La tierra está llena de conflictos, y quizás ninguno ha sido más feroz que los que se han librado dentro de la Iglesia. ¡Qué trágico desperdicio de energía ha habido en todas las épocas, cuando el hermano ha desenvainado la espada contra su hermano por asuntos comparativamente triviales y a menudo egoístas, para gran placer y beneficio de nuestro enemigo en común!
Si bien somos conscientes de esto y estamos cansados de ello, no debemos caer en el error contrario de pensar que no hay nada por lo que valga la pena luchar. “La buena batalla” existe, y el apóstol Pablo la peleó en la medida en que sus intenciones no estaban arraigadas en el egoísmo. Pablo peleó por Dios y por la verdad. Además, utilizó armas espirituales y no carnales en este conflicto (véase 2 Co. 10:3-6).
Pablo no solo peleó bien, sino que también corrió su carrera hasta el final y guardó la fe. Al guardar la fe, pudo presentarla intacta a los que debían seguirlo. La fe del cristianismo es el gran objeto del ataque del adversario. Si nos ataca, es para dañar la fe. Casi parecería que el apóstol, en estos versículos, tuviera en mente una carrera de relevos.
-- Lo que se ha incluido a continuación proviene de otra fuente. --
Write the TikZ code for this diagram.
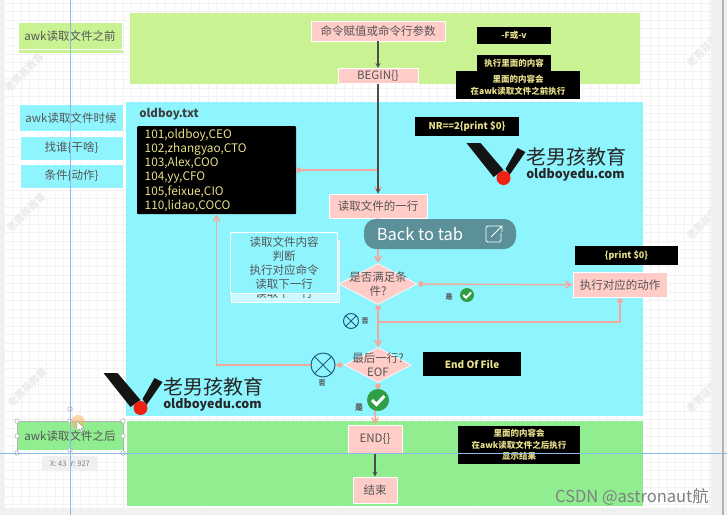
\documentclass[tikz,border=0pt]{standalone}
\usepackage{fontspec}
\setmainfont{Noto Sans CJK SC}
\usepackage{tikz}
\usetikzlibrary{positioning,arrows,shapes.geometric,calc}

\definecolor{lightgreen}{HTML}{C9F392}
\definecolor{midgreen}{HTML}{90EE90}
\definecolor{aqua}{HTML}{8EF5FF}
\definecolor{palepink}{HTML}{FFCCC7}
\definecolor{salmon}{HTML}{F4A79B}
\definecolor{notetext}{HTML}{E9E08C}
\definecolor{labeltext}{HTML}{555555}
\definecolor{okgreen}{HTML}{2F9E44}
\definecolor{crossblue}{HTML}{1F5C7A}
\definecolor{guide}{HTML}{8DB9E8}
\definecolor{logored}{HTML}{EE2211}
\definecolor{backteal}{HTML}{5B9099}

\tikzset{
  phase/.style={draw=white,line width=0.6pt,text=labeltext,font=\fontsize{11.5}{14}\selectfont,align=center,inner sep=0pt},
  stepbox/.style={draw=white,line width=0.8pt,fill=palepink,text=labeltext,font=\fontsize{11.5}{14}\selectfont,inner sep=0pt},
  decision/.style={diamond,draw=white,line width=0.6pt,fill=palepink,inner sep=0pt},
  note/.style={fill=black,text=notetext,align=center,font=\fontsize{#1}{11.5}\selectfont\bfseries,inner sep=0pt},
  flowdot/.style={circle,fill=salmon,inner sep=0pt,minimum size=5.5pt},
  flow/.style={draw=salmon,line width=1.5pt,>=angle 60},
  dark/.style={draw=black!70,line width=1.2pt,>=stealth},
  small/.style={text=labeltext,font=\fontsize{7}{9}\selectfont\bfseries,inner sep=0pt},
  xmark/.style={circle,draw=crossblue,line width=1pt,fill=aqua,minimum size=#1,inner sep=0pt,
    path picture={\draw[crossblue,line width=0.8pt] (path picture bounding box.north west) -- (path picture bounding box.south east)
      (path picture bounding box.north east) -- (path picture bounding box.south west);}},
  okmark/.style={circle,fill=okgreen,minimum size=#1,inner sep=0pt,
    path picture={\draw[white,line width={0.14*#1}]
      ($(path picture bounding box.center)+({-0.27*#1},0)$) -- ++({0.2*#1},{-0.2*#1}) -- ++({0.36*#1},{0.38*#1});}},
  handle/.style={circle,draw=black!35,fill=white,line width=0.5pt,minimum size=4.5pt,inner sep=0pt},
  stamp/.style={rotate=45,text=black!8,font=\fontsize{10}{10}\selectfont\bfseries},
  oldboylogo/.pic={
    \fill[black!92] (-37,-35) -- (-23,-35) -- (0,-8) -- (-10,-1) -- cycle;
    \fill[black!92] (14,-30) -- (22,-26) -- (6,-3) -- (2,-9) -- cycle;
    \fill[logored] (0,0) circle (7);
    \node[text=black!85,font=\fontsize{20}{20}\selectfont,inner sep=0pt] (-logocn) at (73,-21) {老男孩教育};
    \node[text=black!85,font=\fontsize{12.5}{14}\selectfont\bfseries,inner sep=0pt] (-logoen) at (72,-3) {oldboyedu.com};
  }
}

\begin{document}
\begin{tikzpicture}[x=1pt,y=-1pt]
  \useasboundingbox (0,0) rectangle (727,515);
  % grid of the canvas
  \fill[white] (0,0) rectangle (727,515);
  \foreach \i in {0,1,...,85} {
    \draw[black!5,line width=0.4pt] (4+\i*8.5,0) -- (4+\i*8.5,515);
  }
  \foreach \j in {0,1,...,60} {
    \draw[black!5,line width=0.4pt] (0,3+\j*8.5) -- (727,3+\j*8.5);
  }
  % faint stamps
  \foreach \px/\py/\pn in {24/72/a,26/212/b,27/387/c,706/47/d,706/220/e,706/393/f} {
    \node[stamp] (stamp\pn) at (\px,\py) {老男孩教育};
  }
  \fill[black!6] (0,0) rectangle (4,515);
  \fill[black!6] (711,0) rectangle (727,515);
  \fill[black!6] (0,508) rectangle (727,515);
  \fill[black!30] (722,0) rectangle (724,515);
  % three panels
  \fill[lightgreen] (130,13) rectangle (640,84);
  \fill[aqua] (126,102) rectangle (643,416);
  \fill[midgreen] (127,421) rectangle (643,506);
  % left column
  \fill[lightgreen] (19,50) rectangle (123,53);
  \node[phase,fill=lightgreen,minimum width=104pt,minimum height=27pt] (before) at (70,36) {awk读取文件之前};
  \node[phase,fill=aqua,minimum width=104pt,minimum height=27pt] (during) at (71,118) {awk读取文件时候};
  \node[phase,fill=aqua,minimum width=103pt,minimum height=24pt] (who) at (71.5,148) {找谁\{干啥\}};
  \node[phase,fill=aqua,minimum width=103pt,minimum height=24pt] (cond) at (71.5,176) {条件\{动作\}};
  \node[phase,fill=midgreen,minimum width=106pt,minimum height=29pt] (after) at (70,436) {awk读取文件之后};
  % file
  \node[text=black!75,font=\fontsize{11.5}{12}\selectfont\bfseries,inner sep=0pt] (filename) at (169,114) {oldboy.txt};
  \node[fill=black,text=notetext,rounded corners=1pt,align=left,anchor=north west,
    minimum width=159pt,minimum height=88pt,inner sep=0pt,text width=152pt,
    font=\fontsize{11.8}{14.2}\selectfont] (filelist) at (137,126)
    {\hspace*{4pt}101,oldboy,CEO\\\hspace*{4pt}102,zhangyao,CTO\\\hspace*{4pt}103,Alex,COO\\\hspace*{4pt}104,yy,CFO\\\hspace*{4pt}105,feixue,CIO\\\hspace*{4pt}110,lidao,COCO};
  % flow
  \node[stepbox,minimum width=134pt,minimum height=20pt] (cmdargs) at (378,31) {命令赋值或命令行参数};
  \node[stepbox,minimum width=80pt,minimum height=15pt] (begin) at (378,76) {BEGIN\{\}};
  \node[stepbox,minimum width=98pt,minimum height=24pt] (readline) at (378,206) {读取文件的一行};
  \node[decision,minimum width=78pt,minimum height=41pt,
    label={[align=center,text=labeltext,font=\fontsize{11.5}{14}\selectfont]center:是否满足条\\件?}] (match) at (378,284) {};
  \node[stepbox,minimum width=94pt,minimum height=25pt] (action) at (620,285) {执行对应的动作};
  \node[decision,minimum width=67pt,minimum height=35pt,
    label={[align=center,text=labeltext,font=\fontsize{11.5}{14}\selectfont]center:最后一行?\\EOF}] (lastline) at (378,365) {};
  \node[stepbox,minimum width=54pt,minimum height=28pt] (endblock) at (375,439) {END\{\}};
  \node[stepbox,minimum width=44pt,minimum height=26pt] (finish) at (375,490) {结束};
  \node[flowdot] (listdot) at (299,170) {};
  \node[flowdot] (readdot) at (378,221) {};
  \node[flowdot] (yesdot) at (421,284) {};
  \node[flowdot] (nodot) at (378,308) {};
  \node[flowdot] (actiondot) at (620,301) {};
  \node[flowdot] (lastdot) at (340,365) {};
  \node[flowdot] (enddot) at (378,386) {};
  \coordinate (merge) at (378,322);
  \draw[flow,->] (listdot) -| (readline.north);
  \draw[flow,->] (readdot) -- (match);
  \draw[flow,->] (yesdot) -- (action);
  \draw[flow] (actiondot) |- (merge);
  \draw[flow,->] (nodot) -- (lastline);
  \draw[flow,->] (lastdot) -| (filelist);
  \draw[flow,->] (enddot) -- (375,400) -- (endblock);
  \draw[dark,->] (cmdargs) -- (begin);
  \draw[dark,->] (begin) -- (readline);
  \draw[dark,->] (endblock) -- (finish);
  % marks
  \node[xmark=24pt] (lastx) at (323,365) {};
  \node[small] (lastxtext) at (322,383) {否};
  \node[xmark=15pt] (matchx) at (351,321) {};
  \node[small] (matchxtext) at (365,321) {否};
  \node[okmark=14pt] (matchok) at (467,295) {};
  \node[small] (matchoktext) at (449,297) {是};
  \node[okmark=22pt] (lastok) at (378,400) {};
  \node[small,font=\fontsize{8}{9}\selectfont\bfseries] (lastoktext) at (359,408) {是};
  % notes
  \node[note=8.5,minimum width=74pt,minimum height=17pt] (optnote) at (514,35.5) {-F或-v};
  \node[note=8.5,minimum width=74pt,minimum height=16pt] (beginnote) at (514,63) {执行里面的内容};
  \node[note=8.5,minimum width=124pt,minimum height=28pt] (beforenote) at (518,85) {里面的内容会\\在awk读取文件之前执行};
  \node[note=9.5,minimum width=104pt,minimum height=19pt] (nrnote) at (467,126.5) {NR==2\{print \$0\}};
  \node[note=9,minimum width=103pt,minimum height=19pt] (printnote) at (626.5,255.5) {\{print \$0\}};
  \node[note=10,minimum width=98pt,minimum height=24pt] (eofnote) at (472,364) {End Of File};
  \node[note=8.5,minimum width=122pt,minimum height=38pt] (afternote) at (519,445) {里面的内容会\\在awk读取文件之后执行\\显示结果};
  % text box, with its copy under it
  \node[fill=aqua!45!white,draw=white,line width=0.6pt,minimum width=108pt,minimum height=62pt,inner sep=0pt] (copybox) at (285,271) {};
  \node[text=labeltext,font=\fontsize{11.5}{14}\selectfont,inner sep=0pt] (copytext) at (284,293) {读取下一行};
  \node[phase,fill=aqua,minimum width=107pt,minimum height=61pt,font=\fontsize{11.5}{14}\selectfont] (loopbox) at (284,263) {读取文件内容\\判断\\执行对应命令\\读取下一行};
  % logos
  \pic (logoa) at (503.5,178) {oldboylogo};
  \pic (logob) at (140.5,408) {oldboylogo};
  % selection of the last label
  \draw[black!30,line width=0.5pt] (17,421) rectangle (123,453);
  \draw[black!30,line width=0.5pt] (70,409) -- (70,421);
  \foreach \hx/\hy/\hn in {17/421/a,70/421/b,123/421/c,17/436/d,123/436/e,17/453/f,70/450/g,123/453/h,70/409/i} {
    \node[handle] (handle\hn) at (\hx,\hy) {};
  }
  \fill[orange!60,opacity=0.55] (78,422) circle (7);
  \fill[white,draw=black!50,line width=0.3pt] (77,421) -- (77,431) -- (79.5,429) -- (81.5,432.5) -- (83,431.5) -- (81,428.5) -- (84,428) -- cycle;
  \node[fill=black!6,rounded corners=2pt,text=black!50,font=\fontsize{7.5}{8}\selectfont,minimum width=56pt,minimum height=15pt,inner sep=0pt] (tooltip) at (70,463.5) {X: 43\ \ Y: 927};
  % guides
  \draw[guide,line width=0.5pt] (70,0) -- (70,515);
  \draw[guide,line width=0.6pt] (0,453) -- (727,453);
  % overlay
  \node[text=black!50,font=\fontsize{16.5}{18}\selectfont,inner sep=0pt] (csdn) at (632,497) {CSDN @astronaut航};
  \node[fill=backteal,rounded corners=12pt,minimum width=152pt,minimum height=30pt,inner sep=0pt] (backbtn) at (440,234) {};
  \node[text=white,font=\fontsize{16.5}{18}\selectfont,inner sep=0pt] (backtext) at (420,234) {Back to tab};
  \draw[white,line width=0.9pt,rounded corners=1.5pt] (496,226) -- (486,226) -- (486,242) -- (501,242) -- (501,233);
  \draw[white,line width=0.9pt] (491,237) -- (502,226) (496,226) -- (502,226) -- (502,232);
\end{tikzpicture}
\end{document}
Había recibido el bastón de mando de la fe y, superando los ataques del enemigo, había pasado la posta a otro, sabiendo que en el día de la aparición de Cristo recibiría la corona de justicia. Todos los que, como él, corren fielmente su parte de la carrera y ponen su mirada en la meta, también recibirán la corona de justicia.
Las recompensas por la fidelidad se otorgarán cuando Cristo se manifieste. Ese momento es la bienaventurada esperanza de todos los que buscan diligentemente agradar al Señor. Sin embargo, la manifestación pública de Cristo no es un pensamiento agradable para aquellos que buscan sus propios placeres.